Y no es casualidad que el trago que más se bebe en estas fiestas y en otras populares, como el Año Nuevo, sea el llamado “terremoto”, que consiste en un gran vaso de vino pipeño (vino nuevo de la cosecha que se guarda en toneles llamados pipas), mezclado con helado de piña y unas gotas de licor amargo, pócima que se vende a destajo en locales de parranda o se consume en casa, hasta que produce efectos más demoledores que cualquier hecatombe.

Se trata pues, de una alegría casi forzosa, que palpita entre el sobresalto y el abandono, entre la exaltación volcánica y la laxitud terrestre… Quizá por eso nuestro color o tinte nacional más común es el grisáceo, tanto en el vestir como en el pintar casas y lugares, como si con eso pudiésemos pasar inadvertidos ante la periódica furia de Gea: “Tranquilo, mi viejo. Si no pasa nada…”, “afírmese, comadre, es un remezoncito no más…”.

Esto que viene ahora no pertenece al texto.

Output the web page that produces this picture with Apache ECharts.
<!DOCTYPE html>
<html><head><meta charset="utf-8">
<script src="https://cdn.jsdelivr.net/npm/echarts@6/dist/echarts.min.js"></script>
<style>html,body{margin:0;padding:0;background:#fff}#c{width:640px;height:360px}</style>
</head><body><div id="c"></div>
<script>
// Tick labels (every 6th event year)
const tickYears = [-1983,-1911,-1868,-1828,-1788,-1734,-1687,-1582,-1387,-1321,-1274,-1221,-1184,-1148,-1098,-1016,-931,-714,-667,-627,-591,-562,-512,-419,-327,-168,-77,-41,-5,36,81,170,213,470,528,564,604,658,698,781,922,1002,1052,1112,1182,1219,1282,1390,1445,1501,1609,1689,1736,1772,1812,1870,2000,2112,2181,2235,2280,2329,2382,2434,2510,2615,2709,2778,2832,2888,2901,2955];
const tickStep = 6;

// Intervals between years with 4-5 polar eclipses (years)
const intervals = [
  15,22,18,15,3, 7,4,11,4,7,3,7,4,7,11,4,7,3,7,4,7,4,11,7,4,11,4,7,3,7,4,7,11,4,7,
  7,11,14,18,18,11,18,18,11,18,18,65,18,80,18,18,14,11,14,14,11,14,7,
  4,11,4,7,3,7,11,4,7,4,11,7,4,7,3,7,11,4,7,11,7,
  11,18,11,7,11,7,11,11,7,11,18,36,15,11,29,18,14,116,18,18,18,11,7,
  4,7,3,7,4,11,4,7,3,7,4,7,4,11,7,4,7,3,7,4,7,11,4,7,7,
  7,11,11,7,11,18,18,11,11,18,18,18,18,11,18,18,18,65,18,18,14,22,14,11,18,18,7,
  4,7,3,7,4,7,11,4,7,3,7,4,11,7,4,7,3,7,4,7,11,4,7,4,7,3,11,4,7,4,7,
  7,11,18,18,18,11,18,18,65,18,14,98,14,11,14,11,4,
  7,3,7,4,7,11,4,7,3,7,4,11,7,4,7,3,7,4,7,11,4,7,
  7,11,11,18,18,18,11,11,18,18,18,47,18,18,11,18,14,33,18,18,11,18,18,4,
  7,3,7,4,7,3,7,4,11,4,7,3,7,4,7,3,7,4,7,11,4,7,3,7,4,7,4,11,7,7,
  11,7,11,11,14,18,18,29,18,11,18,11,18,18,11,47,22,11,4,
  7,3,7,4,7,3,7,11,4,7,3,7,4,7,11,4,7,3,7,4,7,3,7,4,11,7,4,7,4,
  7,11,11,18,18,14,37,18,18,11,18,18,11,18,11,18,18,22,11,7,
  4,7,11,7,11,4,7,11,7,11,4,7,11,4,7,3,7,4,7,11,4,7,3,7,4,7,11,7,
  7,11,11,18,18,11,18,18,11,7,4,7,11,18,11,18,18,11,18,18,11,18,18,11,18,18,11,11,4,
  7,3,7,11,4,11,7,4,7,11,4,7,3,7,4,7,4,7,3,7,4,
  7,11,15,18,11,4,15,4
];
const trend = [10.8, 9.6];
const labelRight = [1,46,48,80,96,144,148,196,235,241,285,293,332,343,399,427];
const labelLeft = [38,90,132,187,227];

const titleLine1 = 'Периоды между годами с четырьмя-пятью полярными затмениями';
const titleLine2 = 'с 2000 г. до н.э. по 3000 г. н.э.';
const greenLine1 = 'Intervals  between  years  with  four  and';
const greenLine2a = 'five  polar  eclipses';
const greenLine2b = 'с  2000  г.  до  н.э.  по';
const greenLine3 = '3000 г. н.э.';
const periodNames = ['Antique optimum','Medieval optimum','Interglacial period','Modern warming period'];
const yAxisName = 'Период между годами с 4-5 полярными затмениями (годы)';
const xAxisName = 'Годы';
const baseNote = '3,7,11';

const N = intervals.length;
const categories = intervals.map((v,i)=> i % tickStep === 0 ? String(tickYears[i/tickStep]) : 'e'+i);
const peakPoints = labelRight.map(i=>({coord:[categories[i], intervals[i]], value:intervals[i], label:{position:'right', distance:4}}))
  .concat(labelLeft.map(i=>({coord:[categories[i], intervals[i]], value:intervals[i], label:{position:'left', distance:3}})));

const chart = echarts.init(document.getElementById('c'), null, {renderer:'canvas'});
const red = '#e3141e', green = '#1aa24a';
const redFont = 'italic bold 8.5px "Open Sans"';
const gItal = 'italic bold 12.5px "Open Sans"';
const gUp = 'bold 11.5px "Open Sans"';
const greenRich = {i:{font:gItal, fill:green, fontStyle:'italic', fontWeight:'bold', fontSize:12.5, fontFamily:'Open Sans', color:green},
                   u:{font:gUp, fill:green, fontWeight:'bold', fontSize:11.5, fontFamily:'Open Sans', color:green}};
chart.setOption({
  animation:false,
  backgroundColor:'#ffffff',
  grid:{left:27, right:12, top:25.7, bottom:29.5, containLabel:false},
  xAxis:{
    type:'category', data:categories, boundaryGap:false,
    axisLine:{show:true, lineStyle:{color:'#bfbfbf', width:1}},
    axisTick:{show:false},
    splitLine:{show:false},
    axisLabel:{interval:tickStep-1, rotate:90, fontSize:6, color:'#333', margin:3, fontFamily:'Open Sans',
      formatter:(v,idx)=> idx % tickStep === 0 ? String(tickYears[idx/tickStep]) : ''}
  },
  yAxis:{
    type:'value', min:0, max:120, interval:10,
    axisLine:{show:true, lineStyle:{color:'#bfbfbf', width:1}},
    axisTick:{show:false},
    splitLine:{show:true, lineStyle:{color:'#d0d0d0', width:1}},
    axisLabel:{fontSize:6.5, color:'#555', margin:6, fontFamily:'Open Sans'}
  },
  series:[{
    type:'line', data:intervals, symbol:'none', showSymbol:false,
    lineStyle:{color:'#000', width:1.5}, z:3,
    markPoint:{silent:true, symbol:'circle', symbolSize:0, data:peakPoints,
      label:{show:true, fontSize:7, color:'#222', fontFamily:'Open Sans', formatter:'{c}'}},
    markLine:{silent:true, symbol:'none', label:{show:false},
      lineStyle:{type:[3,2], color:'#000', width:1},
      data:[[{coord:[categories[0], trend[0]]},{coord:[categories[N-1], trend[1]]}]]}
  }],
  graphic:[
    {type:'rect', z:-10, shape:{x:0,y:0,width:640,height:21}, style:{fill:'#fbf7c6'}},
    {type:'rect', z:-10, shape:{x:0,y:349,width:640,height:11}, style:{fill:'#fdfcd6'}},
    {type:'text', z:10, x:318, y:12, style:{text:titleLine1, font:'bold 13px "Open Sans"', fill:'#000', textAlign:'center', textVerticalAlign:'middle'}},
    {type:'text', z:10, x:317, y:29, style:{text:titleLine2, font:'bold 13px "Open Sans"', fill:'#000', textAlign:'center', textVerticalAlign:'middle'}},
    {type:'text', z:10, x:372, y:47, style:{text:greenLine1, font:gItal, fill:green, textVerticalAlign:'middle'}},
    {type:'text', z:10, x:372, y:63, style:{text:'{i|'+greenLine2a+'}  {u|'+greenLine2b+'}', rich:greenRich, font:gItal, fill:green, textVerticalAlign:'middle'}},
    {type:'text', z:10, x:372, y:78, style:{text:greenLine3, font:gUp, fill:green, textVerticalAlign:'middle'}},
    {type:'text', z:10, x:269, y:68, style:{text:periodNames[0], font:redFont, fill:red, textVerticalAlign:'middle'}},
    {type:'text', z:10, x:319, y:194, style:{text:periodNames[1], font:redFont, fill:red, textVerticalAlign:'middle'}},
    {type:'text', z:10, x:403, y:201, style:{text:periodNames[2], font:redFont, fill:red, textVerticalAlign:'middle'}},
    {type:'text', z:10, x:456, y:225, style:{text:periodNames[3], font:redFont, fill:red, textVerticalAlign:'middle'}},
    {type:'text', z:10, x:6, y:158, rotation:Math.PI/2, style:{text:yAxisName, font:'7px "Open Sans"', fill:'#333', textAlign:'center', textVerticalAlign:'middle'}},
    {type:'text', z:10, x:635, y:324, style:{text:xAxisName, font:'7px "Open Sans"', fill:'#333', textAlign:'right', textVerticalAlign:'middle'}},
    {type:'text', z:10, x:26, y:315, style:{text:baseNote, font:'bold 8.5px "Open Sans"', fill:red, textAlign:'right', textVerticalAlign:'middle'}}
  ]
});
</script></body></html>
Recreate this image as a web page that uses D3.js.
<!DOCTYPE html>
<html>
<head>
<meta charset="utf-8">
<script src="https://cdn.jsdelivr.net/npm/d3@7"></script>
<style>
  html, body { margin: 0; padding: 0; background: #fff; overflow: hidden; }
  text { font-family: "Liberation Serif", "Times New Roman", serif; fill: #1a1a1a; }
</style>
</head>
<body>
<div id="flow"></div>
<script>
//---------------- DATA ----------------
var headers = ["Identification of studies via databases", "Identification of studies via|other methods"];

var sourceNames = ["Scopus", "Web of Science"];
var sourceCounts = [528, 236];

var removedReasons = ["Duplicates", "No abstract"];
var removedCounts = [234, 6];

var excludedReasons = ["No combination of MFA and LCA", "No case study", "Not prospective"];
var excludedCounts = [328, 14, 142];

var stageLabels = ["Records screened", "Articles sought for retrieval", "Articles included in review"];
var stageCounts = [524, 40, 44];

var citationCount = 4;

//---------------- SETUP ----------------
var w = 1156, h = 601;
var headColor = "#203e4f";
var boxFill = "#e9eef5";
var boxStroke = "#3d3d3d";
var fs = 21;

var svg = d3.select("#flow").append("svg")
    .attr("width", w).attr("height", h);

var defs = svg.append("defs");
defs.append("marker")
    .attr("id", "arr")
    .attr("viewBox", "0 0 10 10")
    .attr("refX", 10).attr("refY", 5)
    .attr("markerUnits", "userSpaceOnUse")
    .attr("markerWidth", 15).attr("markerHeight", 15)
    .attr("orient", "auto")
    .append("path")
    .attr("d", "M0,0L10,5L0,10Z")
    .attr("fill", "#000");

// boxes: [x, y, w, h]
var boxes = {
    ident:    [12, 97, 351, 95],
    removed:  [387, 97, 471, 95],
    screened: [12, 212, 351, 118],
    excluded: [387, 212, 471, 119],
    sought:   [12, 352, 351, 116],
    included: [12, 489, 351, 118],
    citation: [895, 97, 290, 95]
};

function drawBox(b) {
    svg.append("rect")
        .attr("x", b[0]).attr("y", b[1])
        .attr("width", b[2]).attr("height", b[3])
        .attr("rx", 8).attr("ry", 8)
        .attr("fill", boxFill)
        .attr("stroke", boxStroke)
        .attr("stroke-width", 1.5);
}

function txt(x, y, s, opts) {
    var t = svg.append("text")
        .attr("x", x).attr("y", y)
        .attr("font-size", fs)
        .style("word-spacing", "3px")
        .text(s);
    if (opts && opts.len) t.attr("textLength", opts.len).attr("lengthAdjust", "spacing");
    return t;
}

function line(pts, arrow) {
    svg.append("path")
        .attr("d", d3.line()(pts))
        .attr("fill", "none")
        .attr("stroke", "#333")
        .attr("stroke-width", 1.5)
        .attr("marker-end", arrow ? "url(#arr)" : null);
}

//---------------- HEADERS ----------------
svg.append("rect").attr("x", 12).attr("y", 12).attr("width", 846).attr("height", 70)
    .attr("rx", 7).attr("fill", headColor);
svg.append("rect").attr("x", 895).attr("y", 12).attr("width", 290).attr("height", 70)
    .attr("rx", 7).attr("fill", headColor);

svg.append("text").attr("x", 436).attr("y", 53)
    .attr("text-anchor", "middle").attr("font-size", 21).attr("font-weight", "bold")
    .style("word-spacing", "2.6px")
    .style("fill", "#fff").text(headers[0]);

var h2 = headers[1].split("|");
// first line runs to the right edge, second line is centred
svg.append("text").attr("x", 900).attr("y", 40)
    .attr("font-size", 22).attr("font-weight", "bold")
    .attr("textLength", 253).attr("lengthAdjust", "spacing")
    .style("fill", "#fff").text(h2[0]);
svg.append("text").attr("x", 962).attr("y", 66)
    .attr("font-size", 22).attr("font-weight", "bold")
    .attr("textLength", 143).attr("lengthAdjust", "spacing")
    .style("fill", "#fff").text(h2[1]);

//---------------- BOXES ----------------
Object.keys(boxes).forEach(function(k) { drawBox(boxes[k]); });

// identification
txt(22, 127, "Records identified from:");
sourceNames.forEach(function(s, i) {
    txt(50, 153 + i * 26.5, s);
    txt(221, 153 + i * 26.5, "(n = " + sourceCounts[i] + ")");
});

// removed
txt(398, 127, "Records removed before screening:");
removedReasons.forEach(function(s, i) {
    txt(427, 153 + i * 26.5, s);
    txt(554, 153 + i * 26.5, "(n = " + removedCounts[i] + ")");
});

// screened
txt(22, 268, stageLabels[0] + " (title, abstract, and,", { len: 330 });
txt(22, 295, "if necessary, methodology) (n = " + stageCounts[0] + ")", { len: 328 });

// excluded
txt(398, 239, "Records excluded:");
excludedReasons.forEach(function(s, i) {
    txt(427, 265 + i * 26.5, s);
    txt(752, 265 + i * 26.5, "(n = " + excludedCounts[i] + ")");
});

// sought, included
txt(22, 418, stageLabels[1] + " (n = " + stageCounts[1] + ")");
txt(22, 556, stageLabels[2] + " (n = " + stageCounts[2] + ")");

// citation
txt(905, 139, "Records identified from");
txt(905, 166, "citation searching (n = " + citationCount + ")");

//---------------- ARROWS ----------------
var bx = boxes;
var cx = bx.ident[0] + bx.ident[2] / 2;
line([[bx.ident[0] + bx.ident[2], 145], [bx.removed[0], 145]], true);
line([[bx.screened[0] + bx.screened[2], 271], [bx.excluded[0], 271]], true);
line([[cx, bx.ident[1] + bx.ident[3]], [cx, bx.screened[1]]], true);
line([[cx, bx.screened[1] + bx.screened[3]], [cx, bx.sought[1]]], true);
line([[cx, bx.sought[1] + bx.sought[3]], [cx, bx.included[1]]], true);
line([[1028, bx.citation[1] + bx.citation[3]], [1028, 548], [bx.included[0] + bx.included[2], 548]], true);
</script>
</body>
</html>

Y surgen los chistes en las “redes sociales”, las malas alegorías y las asignaciones aleves de la desgracia… Los derechistas más resentidos afirman, con el desparpajo propio del ricachón en crisis económica, que la culpa es de la Presidenta Bachelet, porque es “yeta”, omitiendo que los terremotos ocurren desde hace miles de años, y que los conquistadores españoles conocieron aquí el del 11 de septiembre de 1552, quizá como premonición o nefasto vaticinio de catástrofes destructivas que se producirían en futuras fechas fatídicas. Porque, como apunta la Memoria Chilena, de la Biblioteca Nacional:
Los terremotos han sido una constante en toda la historia de Chile. Ubicado en el llamado Cinturón de Fuego del Pacífico, Chile es una de las regiones más sísmicas del planeta. Bajo su territorio convergen la placa de Nazca y la placa continental americana, provocando periódicamente movimientos telúricos de diversa magnitud que en ocasiones desencadenan gigantescas catástrofes. Con el pasar del tiempo, los terremotos han pasado a formar parte de la identidad colectiva de los chilenos, quedando registrados en la cultura popular a través de la tradición oral. Desde tiempos prehispánicos, los pueblos indígenas tejieron una red de interpretaciones simbólicas y religiosas frente a los terremotos. Para la cultura mapuche, por ejemplo, fueron percibidos como manifestaciones de un desequilibrio cósmico que debía ser recuperado a través de ofrendas y ritos propiciatorios a los dioses y a los espíritus de los antepasados. Ya durante los primeros años de la conquista, los españoles debieron sentir los efectos devastadores de la actividad sísmica propia de esta región.

Hay quienes atribuyen los terremotos a los cambios bruscos del clima. Otros se apoyan en resabios del trasnochado catolicismo providencialista, para explicarlos como consecuencia de los pecados y la maldad de la criatura humana. (Si fuera por eso, ha mucho tiempo que no existiríamos sobre la faz de la tierra)… Mientras tanto, los científicos se devanan el seso procurando predecirlos, para alertar a las poblaciones en riesgo inminente, pero la Tierra no entrega de buen grado sus terribles enigmas, ni siquiera a los mentalistas o agoreros de salón. Ante sus poderes desatados, volvemos a la condición de niños indefensos.

Por eso no es raro que, en medio de los atroces remezones, hasta el más empedernido ateo suelte una oración remota, invocando al San Miguel de su infancia segura y a sus huestes apaciguadoras… Yo le digo a Marisol que hay que empezar a preocuparse cuando advirtamos, en el piso del departamento, el agua espumosa y salina del mar que comienza a invadir este Santiago del Nuevo Extremo. En ese punto, tendremos la certeza de que Chile es ya una simple faja de cordillera sumergida en el océano proceloso.